Processing of Lobster files.

After downloading the data, use cases for Lobster data may differ. A convenient way to work with order book snapshots is to combine message and order book data first which allows for follow-up cleaning procedures. The helper function process_data processes lobster files, returns a clean, zipped .csv file and removes redundant raw files.

process_data(path = "../tmp_data")

Finally, we clean the order book files. Such procedures may be use-case specific but typically, the following steps can be relevant:

Identify potential trading stops (consult the Lobster documentation for this) and discard all observations recorded during the window when trading was interrupted. Sometimes, messages related to the daily opening and closing auction are included in the Lobster file (especially during days when trading stops earlier, e.g., before holidays).
Remove such observations (opening auctions are identified as messages with type == 6 and ID == -1, and closing auctions can be identified as messages with type == 6 and ID == -2).
Replace “empty” slots in the order book with ’NAs in case there was no liquidity quoted at higher order book levels. In that case, Lobster reports negative bid and large ask prices (above 199999). Remove observations with seemingly crossed prices (when the best ask is below the best bid).
Market orders are sometimes executed against multiple limit orders. In that case, Lobster records multiple transactions with an identical time stamp. Aggregate these transactions and generate the corresponding trade size and the (size-weighted) execution price. Also, retain the order book snapshot after the transaction has been executed.
The direction of a trade is hard to evaluate (not observable) if the transaction has been executed against a hidden order (`order_type == 5’). Create a proxy for the direction based on the executed price relative to the last observed order book snapshot.

Each of the points above is implemented in the function clean_data.

orderbook <- clean_data(path = "../tmp_data/MSFT_2023-05-02_10.csv.gz")

Finally, we can analyse the orderbook files.

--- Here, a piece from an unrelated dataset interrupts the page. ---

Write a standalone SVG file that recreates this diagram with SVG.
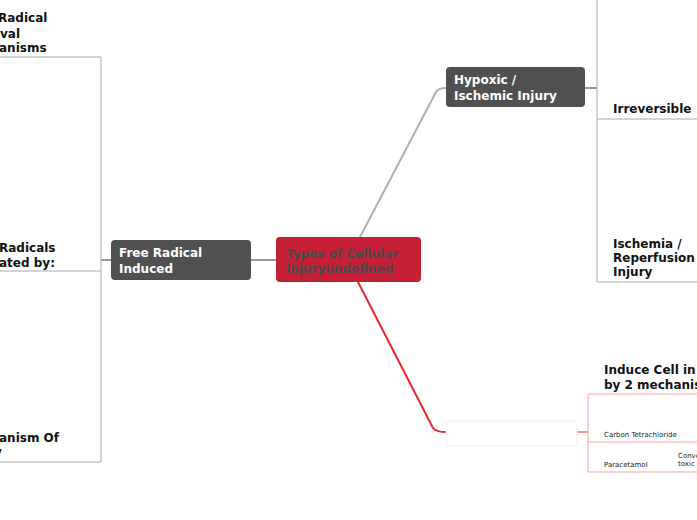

The figure below shows the dynamics of the traded prices (red points) and the quoted prices at the higher order book levels.

orderbook_trades <- orderbook |>
  filter(type==4|type==5) |>
  select(ts, m_price)

orderbook_quotes <- orderbook |>
    mutate(ts_new = floor_date(ts, "10 seconds")) |>
    group_by(ts_new) |>
    summarise_all(dplyr::last) |>
    select(-ts_new) |>
    mutate(id = row_number()) |>
    select(ts, id, matches("bid|ask")) |>
    gather(level, price, -ts, -id) |>
    separate(level, into=c("side", "variable", "level"), sep="_") |>
    mutate(level = as.numeric(level))  |>
    pivot_wider(names_from = variable, values_from = price)

ggplot() +
  theme_bw() +
  geom_point(data = orderbook_quotes, 
             aes(x=ts, y=price, color=as_factor(level), size = size/max(size)), alpha = 0.1) +
  geom_step(data = orderbook_trades, aes(x=ts, y=m_price), linewidth = 0.1) +
  labs(title="Orderbook Dynamics",
       y= "Price",
       x="") +
  theme(panel.grid.major = element_blank(),
        panel.grid.minor = element_blank(),
        legend.position ="none") +
  scale_y_continuous()

Next, I compute the midquote, bid-ask spread, aggregate volume, and depth (the amount of trade-able units in the order book).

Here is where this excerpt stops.